Read of the Day: “Coming Home for the Recession”
6:00 pm, July 19th | by Colette McIntyre
In today’s Read of the Day, we bring you the third installment of Nona Willis Aronowitz’s four-part series for The American Prospect on Millennials and the new economy. In “Coming Home for the Recession,” the author investigates how the economic downturn has reinforced more traditional living patterns among some young, minority women.
In the past few years, so-called “boomerang kids”—young people who leave to pursue school or a job before returning home—have gotten a bad rap. They have been accused of being underdeveloped, harmful to the economy, or spoiled,unadventurous brats. Our twenties are now called “emerging adulthood.” There’s been constant handwringing over that scary statistic claiming 85 percent of recent college graduates move back in with their parents.
But lost in the scuffle are working-class, ethnic families like Valdez’s, where it’s completely acceptable for a kid to stay at home longer. The number of minority young adults, especially Hispanics and Asian-Americans, living at home has risen noticeably over the last five years, according to a recent Ohio State study. This is partly because uneducated Millennials—the ones most likely to live at home—are disproportionately of color.

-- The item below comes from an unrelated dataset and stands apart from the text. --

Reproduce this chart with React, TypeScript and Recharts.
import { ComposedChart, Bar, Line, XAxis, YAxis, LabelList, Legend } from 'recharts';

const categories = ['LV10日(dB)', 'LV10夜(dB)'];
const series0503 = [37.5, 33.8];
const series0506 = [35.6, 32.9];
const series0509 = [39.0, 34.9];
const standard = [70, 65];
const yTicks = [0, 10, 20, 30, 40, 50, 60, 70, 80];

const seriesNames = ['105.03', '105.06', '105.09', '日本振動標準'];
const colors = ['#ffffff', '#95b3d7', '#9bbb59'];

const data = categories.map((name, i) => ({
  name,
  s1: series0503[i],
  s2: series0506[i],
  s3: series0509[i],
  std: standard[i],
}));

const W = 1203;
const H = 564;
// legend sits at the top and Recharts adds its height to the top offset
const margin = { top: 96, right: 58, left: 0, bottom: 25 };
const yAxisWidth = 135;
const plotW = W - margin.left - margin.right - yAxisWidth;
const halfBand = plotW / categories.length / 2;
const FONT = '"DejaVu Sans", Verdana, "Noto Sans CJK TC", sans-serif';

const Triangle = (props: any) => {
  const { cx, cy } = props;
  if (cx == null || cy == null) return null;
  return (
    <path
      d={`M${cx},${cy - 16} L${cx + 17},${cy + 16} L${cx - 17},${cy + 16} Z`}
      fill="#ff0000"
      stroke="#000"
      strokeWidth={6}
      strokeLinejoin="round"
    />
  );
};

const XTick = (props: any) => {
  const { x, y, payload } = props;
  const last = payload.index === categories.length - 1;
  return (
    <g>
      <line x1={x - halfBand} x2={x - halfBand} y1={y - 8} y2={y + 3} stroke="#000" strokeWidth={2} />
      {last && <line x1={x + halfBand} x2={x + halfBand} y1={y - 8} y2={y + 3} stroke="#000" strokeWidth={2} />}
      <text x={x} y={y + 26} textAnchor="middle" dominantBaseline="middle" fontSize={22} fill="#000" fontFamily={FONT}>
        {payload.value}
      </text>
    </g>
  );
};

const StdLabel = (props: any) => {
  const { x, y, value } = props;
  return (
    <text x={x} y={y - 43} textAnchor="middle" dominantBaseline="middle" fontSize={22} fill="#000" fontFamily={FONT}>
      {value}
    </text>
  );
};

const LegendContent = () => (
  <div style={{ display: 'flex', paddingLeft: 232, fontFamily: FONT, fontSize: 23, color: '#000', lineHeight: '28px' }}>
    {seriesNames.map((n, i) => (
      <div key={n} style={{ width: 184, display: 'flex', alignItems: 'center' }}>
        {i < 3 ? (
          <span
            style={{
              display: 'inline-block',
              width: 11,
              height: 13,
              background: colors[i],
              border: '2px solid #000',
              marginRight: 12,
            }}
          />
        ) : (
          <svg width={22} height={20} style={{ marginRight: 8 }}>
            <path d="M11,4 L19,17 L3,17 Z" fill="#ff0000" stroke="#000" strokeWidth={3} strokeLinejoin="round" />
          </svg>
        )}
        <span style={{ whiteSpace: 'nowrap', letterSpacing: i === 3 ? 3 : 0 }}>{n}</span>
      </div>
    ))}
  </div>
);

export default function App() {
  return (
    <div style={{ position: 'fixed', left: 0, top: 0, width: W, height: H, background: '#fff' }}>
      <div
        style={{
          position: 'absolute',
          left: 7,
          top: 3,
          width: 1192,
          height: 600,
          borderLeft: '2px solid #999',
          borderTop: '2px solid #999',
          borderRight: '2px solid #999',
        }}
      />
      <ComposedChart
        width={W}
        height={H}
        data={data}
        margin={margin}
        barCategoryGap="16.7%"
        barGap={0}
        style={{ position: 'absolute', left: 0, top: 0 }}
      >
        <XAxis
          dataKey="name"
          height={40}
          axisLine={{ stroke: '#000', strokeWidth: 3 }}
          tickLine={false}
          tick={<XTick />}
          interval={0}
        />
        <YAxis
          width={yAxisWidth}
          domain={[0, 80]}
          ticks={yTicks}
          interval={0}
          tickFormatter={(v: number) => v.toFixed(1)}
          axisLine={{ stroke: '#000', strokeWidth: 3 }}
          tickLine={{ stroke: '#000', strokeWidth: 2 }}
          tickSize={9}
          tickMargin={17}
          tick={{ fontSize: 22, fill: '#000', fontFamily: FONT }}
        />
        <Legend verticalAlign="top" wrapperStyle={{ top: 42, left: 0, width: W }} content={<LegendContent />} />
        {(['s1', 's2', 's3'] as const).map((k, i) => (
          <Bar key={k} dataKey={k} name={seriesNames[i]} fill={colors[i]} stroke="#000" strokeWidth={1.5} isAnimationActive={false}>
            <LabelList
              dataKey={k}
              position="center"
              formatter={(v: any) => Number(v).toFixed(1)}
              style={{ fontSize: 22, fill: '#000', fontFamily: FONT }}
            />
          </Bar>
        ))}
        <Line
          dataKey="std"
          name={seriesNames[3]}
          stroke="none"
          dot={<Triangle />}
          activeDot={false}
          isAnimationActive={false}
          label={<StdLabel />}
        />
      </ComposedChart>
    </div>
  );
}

But in many of these communities, there’s less stigma attached. “It’s a culture thing,” Valdez told me. “It feels natural, and it does help if you’re struggling.” As children of immigrants become Americanized, they generally cast more traditional family structures by the wayside; pre-recession, young women like Valdez from conservative ethnic families would have declared their independence by flying the coop on their 18th birthdays. (Latinas, for their part, are still enrolling in college in record numbers.) But for some Millennials, even those pursuing a college degree, the bad economy has reinforced the same family structure they might have rebelled against a couple decades earlier.

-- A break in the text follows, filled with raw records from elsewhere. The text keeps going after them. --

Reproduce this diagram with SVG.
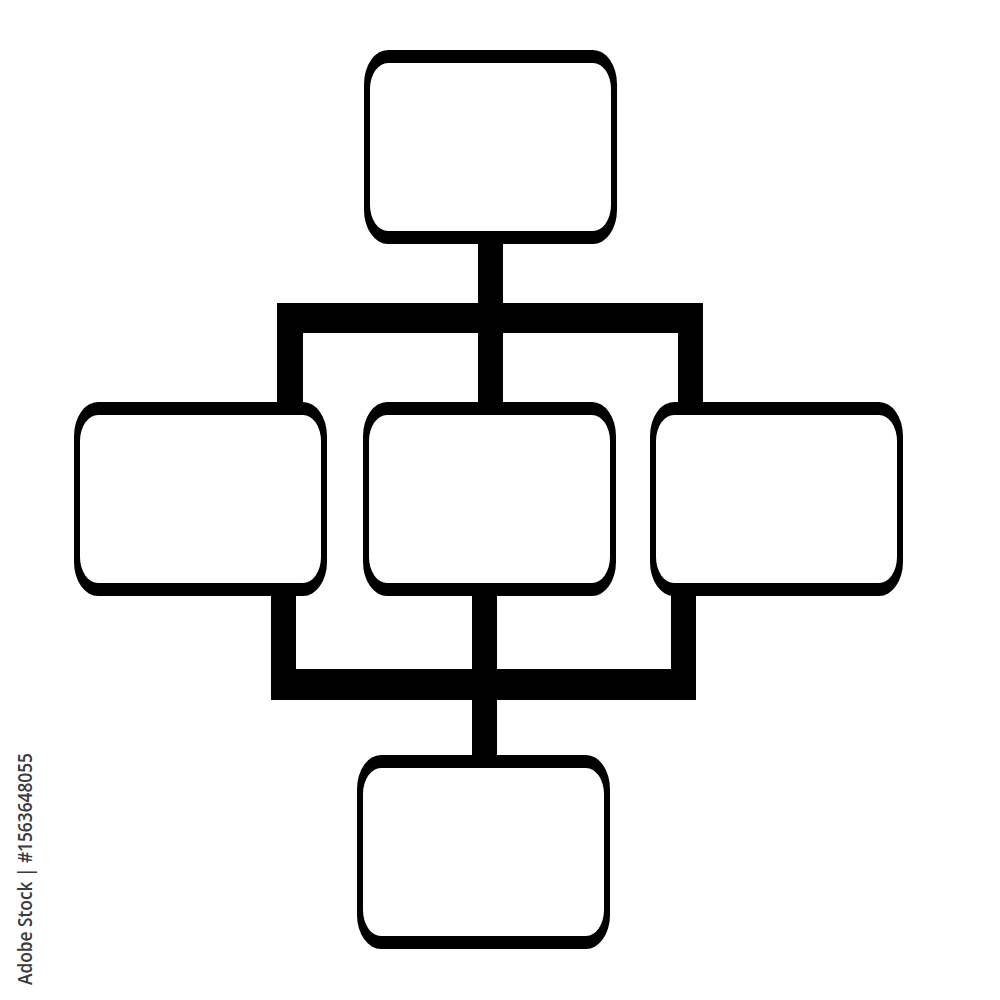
<svg xmlns="http://www.w3.org/2000/svg" width="1000" height="1000" viewBox="0 0 1000 1000">
  <style>
    .box { fill: #000; fill-rule: evenodd; }
    .conn { fill: #000; }
    .credit { font-family: "Open Sans", "Noto Sans", sans-serif; font-size: 20px; font-weight: 600; fill: #3a3a3a; }
  </style>
  <defs>
    <path id="boxShape" class="box" d="M24,0 H229 A24,34 0 0 1 253,34 V160 A24,34 0 0 1 229,194 H24 A24,34 0 0 1 0,160 V34 A24,34 0 0 1 24,0 Z M24,13 H229 A18,26 0 0 1 247,39 V155 A18,26 0 0 1 229,181 H24 A18,26 0 0 1 6,155 V39 A18,26 0 0 1 24,13 Z"/>
  </defs>
  <rect width="1000" height="1000" fill="#fff"/>
  <g id="connectors">
    <rect class="conn" x="478" y="242" width="25" height="162"/>
    <rect class="conn" x="277" y="303" width="426" height="30"/>
    <rect class="conn" x="277" y="303" width="26" height="101"/>
    <rect class="conn" x="678" y="303" width="25" height="101"/>
    <rect class="conn" x="271" y="592" width="25" height="108"/>
    <rect class="conn" x="671" y="592" width="25" height="108"/>
    <rect class="conn" x="271" y="669" width="425" height="31"/>
    <rect class="conn" x="472" y="592" width="25" height="165"/>
  </g>
  <g id="node-top"><use href="#boxShape" transform="translate(364,50)"/></g>
  <g id="node-left"><use href="#boxShape" transform="translate(74,402)"/></g>
  <g id="node-middle"><use href="#boxShape" transform="translate(363,402)"/></g>
  <g id="node-right"><use href="#boxShape" transform="translate(650,402)"/></g>
  <g id="node-bottom"><use href="#boxShape" transform="translate(357,755)"/></g>
  <text class="credit" transform="translate(32,985) rotate(-90)" textLength="232" lengthAdjust="spacingAndGlyphs">Adobe Stock | #1563648055</text>
</svg>
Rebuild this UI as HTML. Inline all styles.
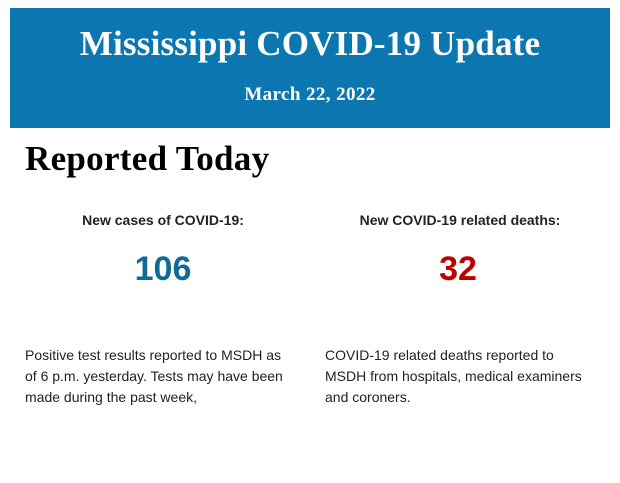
<!DOCTYPE html>
<html><head><meta charset="utf-8"><style>
body{margin:0;width:620px;height:483px;background:#fff;position:relative;overflow:hidden;font-family:"Liberation Sans",sans-serif}
.ban{position:absolute;left:10px;top:8px;width:600px;height:120px;background:#0b76b0;color:#fff;text-align:center;font-family:"Liberation Serif",serif;font-weight:bold}
.t{position:absolute;left:0;right:0;top:16px;font-size:35px;letter-spacing:0.2px}
.d{position:absolute;left:0;right:0;top:76px;font-size:19px;letter-spacing:0.4px}
.h{position:absolute;left:25px;top:139px;font-family:"Liberation Serif",serif;font-weight:bold;font-size:35px;letter-spacing:0.3px;color:#000}
.l{position:absolute;top:212px;font-size:14px;font-weight:bold;color:#222;text-align:center;width:300px}
.n{position:absolute;top:250px;font-size:34px;font-weight:bold;text-align:center;width:300px}
.p{position:absolute;top:345px;font-size:14px;line-height:21px;color:#222;width:266px}
</style></head><body>
<div class="ban"><div class="t">Mississippi COVID-19 Update</div><div class="d">March 22, 2022</div></div>
<div class="h">Reported Today</div>
<div class="l" style="left:13px">New cases of COVID-19:</div>
<div class="l" style="left:310px">New COVID-19 related deaths:</div>
<div class="n" style="left:13px;color:#106a96">106</div>
<div class="n" style="left:308px;color:#c00000">32</div>
<div class="p" style="left:25px">Positive test results reported to MSDH as of 6 p.m. yesterday. Tests may have been made during the past week,</div>
<div class="p" style="left:325px;width:262px">COVID-19 related deaths reported to MSDH from hospitals, medical examiners and coroners.</div>
</body></html>
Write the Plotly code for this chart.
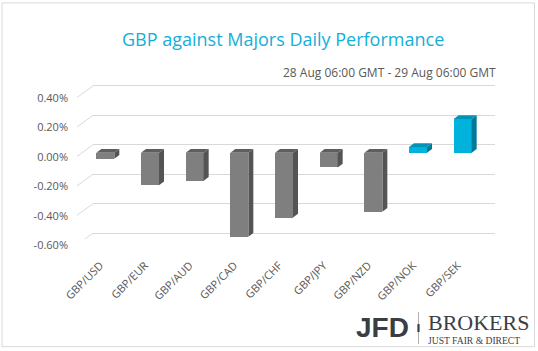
import plotly.graph_objects as go

# ---- data ----
categories = ["GBP/USD", "GBP/EUR", "GBP/AUD", "GBP/CAD", "GBP/CHF",
              "GBP/JPY", "GBP/NZD", "GBP/NOK", "GBP/SEK"]
performance = [-0.04, -0.22, -0.19, -0.57, -0.44, -0.10, -0.40, 0.04, 0.23]
y_tick_values = [-0.6, -0.4, -0.2, 0.0, 0.2, 0.4]
y_tick_labels = ["-0.60%", "-0.40%", "-0.20%", "0.00%", "0.20%", "0.40%"]
title_text = "GBP against Majors Daily Performance"
subtitle_text = "28 Aug 06:00 GMT - 29 Aug 06:00 GMT"

# ---- layout geometry ----
W_FIG, H_FIG = 538, 351
L, R = 93, 43
Y_RANGE = [-0.64, 0.42]
PX_PER_PCT = 148.0
T = 82.54
PH = (Y_RANGE[1] - Y_RANGE[0]) * PX_PER_PCT
B = H_FIG - T - PH
PW = W_FIG - L - R
PX_PER_CAT = PW / len(categories)

# front plane of the columns is shifted left/down relative to the back wall
front_dx_px, front_dy_px = 10.0, 8.0
x_shift = front_dx_px / PX_PER_CAT
y_shift = front_dy_px / PX_PER_PCT

bar_w = 18.0 / PX_PER_CAT
depth_x = 5.0 / PX_PER_CAT
depth_y = 3.7 / PX_PER_PCT

GRAY_FRONT, GRAY_SIDE, GRAY_TOP = "#7f7f7f", "#545454", "#5e5e5e"
CYAN_FRONT, CYAN_SIDE, CYAN_TOP = "#00b2dc", "#007a98", "#0094b8"
TXT = "#595959"


def px_x(p):
    return (p - L) / PW


def px_y(p):
    return 1 - (p - T) / PH


idx = list(range(len(categories)))
fig = go.Figure()

fig.add_trace(go.Bar(
    x=idx, y=performance, width=bar_w,
    marker=dict(color=[CYAN_FRONT if v > 0 else GRAY_FRONT for v in performance],
                line=dict(width=0)),
    xaxis="x2", yaxis="y2", hoverinfo="skip", showlegend=False))

for i, v in zip(idx, performance):
    hi, lo = max(0.0, v), min(0.0, v)
    xl, xr = i - bar_w / 2, i + bar_w / 2
    side_c = CYAN_SIDE if v > 0 else GRAY_SIDE
    top_c = CYAN_TOP if v > 0 else GRAY_TOP
    # side face
    fig.add_trace(go.Scatter(
        x=[xr, xr, xr + depth_x, xr + depth_x, xr],
        y=[lo, hi, hi + depth_y, lo + depth_y, lo],
        fill="toself", fillcolor=side_c, mode="lines", line=dict(width=0, color=side_c),
        xaxis="x2", yaxis="y2", hoverinfo="skip", showlegend=False))
    # top face
    fig.add_trace(go.Scatter(
        x=[xl, xr, xr + depth_x, xl + depth_x, xl],
        y=[hi, hi, hi + depth_y, hi + depth_y, hi],
        fill="toself", fillcolor=top_c, mode="lines", line=dict(width=0, color=top_c),
        xaxis="x2", yaxis="y2", hoverinfo="skip", showlegend=False))

shapes = []
# perspective part of the gridlines (left wall)
for v in y_tick_values:
    shapes.append(dict(type="line", xref="paper", yref="y",
                       xsizemode="pixel", xanchor=0, x0=-16, x1=0,
                       ysizemode="pixel", yanchor=v, y0=-11.6, y1=0,
                       line=dict(color="#d9d9d9", width=1), layer="below"))
# outer border
shapes.append(dict(type="rect", xref="paper", yref="paper",
                   x0=px_x(2), x1=px_x(534.5), y0=px_y(347.7), y1=px_y(2),
                   line=dict(color="#d9d9d9", width=1), layer="below"))
# logo separator
shapes.append(dict(type="line", xref="paper", yref="paper",
                   x0=px_x(418.5), x1=px_x(418.5), y0=px_y(345), y1=px_y(313),
                   line=dict(color="#9a9a9a", width=0.8)))
shapes.append(dict(type="line", xref="paper", yref="paper",
                   x0=px_x(418.5), x1=px_x(418.5), y0=px_y(333), y1=px_y(325),
                   line=dict(color="#3a3d42", width=2.2)))

annotations = [
    dict(text=title_text, xref="paper", yref="paper", x=px_x(282.5), y=px_y(38.5),
         xanchor="center", yanchor="middle", showarrow=False,
         font=dict(family="Open Sans", size=18, color="#12afd8")),
    dict(text=subtitle_text, xref="paper", yref="paper", x=px_x(498), y=px_y(72),
         xanchor="right", yanchor="middle", showarrow=False,
         font=dict(family="Open Sans", size=12, color=TXT)),
    dict(text="<b>JFD</b>", xref="paper", yref="paper", x=px_x(354), y=px_y(328.5),
         xanchor="left", yanchor="middle", showarrow=False,
         font=dict(family="Liberation Sans", size=28, color="#3a3d42")),
    dict(text="BROKERS", xref="paper", yref="paper", x=px_x(425.5), y=px_y(323.5),
         xanchor="left", yanchor="middle", showarrow=False,
         font=dict(family="Liberation Serif", size=22, color="#3c3f44")),
    dict(text="JUST FAIR &amp; DIRECT", xref="paper", yref="paper", x=px_x(426), y=px_y(341),
         xanchor="left", yanchor="middle", showarrow=False,
         font=dict(family="Liberation Serif", size=9.6, color="#3c3f44")),
]

fig.update_layout(
    width=W_FIG, height=H_FIG,
    margin=dict(l=L, r=R, t=T, b=B, pad=0),
    paper_bgcolor="white", plot_bgcolor="white",
    showlegend=False, bargap=0,
    font=dict(family="Open Sans", color=TXT),
    xaxis=dict(range=[-0.5, len(categories) - 0.5], showgrid=False, zeroline=False,
               showticklabels=False, showline=False, fixedrange=True),
    yaxis=dict(range=Y_RANGE, tickvals=y_tick_values, ticktext=y_tick_labels,
               showgrid=True, gridcolor="#d9d9d9", gridwidth=1, zeroline=False,
               showline=False, ticks="", ticklabelstandoff=24, ticklabelshift=12,
               tickfont=dict(family="Open Sans", size=11, color=TXT)),
    xaxis2=dict(overlaying="x", anchor="y2", side="bottom",
                range=[-0.5 + x_shift, len(categories) - 0.5 + x_shift],
                tickvals=idx, ticktext=categories, tickangle=-45,
                showgrid=False, zeroline=False, showline=False, ticks="",
                ticklabelstandoff=17, ticklabelshift=-5,
                tickfont=dict(family="Open Sans", size=11, color=TXT)),
    yaxis2=dict(overlaying="y", anchor="x2", side="left",
                range=[Y_RANGE[0] + y_shift, Y_RANGE[1] + y_shift],
                showgrid=False, zeroline=False, showline=False,
                showticklabels=False, ticks=""),
    shapes=shapes, annotations=annotations,
)

fig.write_html("out.html")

On my reporting trip through the Rust Belt and the South, I met a number of Millennial women of color like Valdez. Thirty-year-old Sara Gonzalez commutes 25 minutes to work from the comfort of her parents’ house while she saves up for a down payment on her own place. Siwatu Salaam-Ra, 21, in Detroit, makes a full salary but chooses to live with her mother and siblings in one big townhouse to help them pay the rent. Tracey Brown, 24, who lives in New Orleans and makes $10 an hour at a co-op grocery store, isn’t supported by her mother directly, but rents her mom’s adjacent apartment at a lower cost than she would on the open market.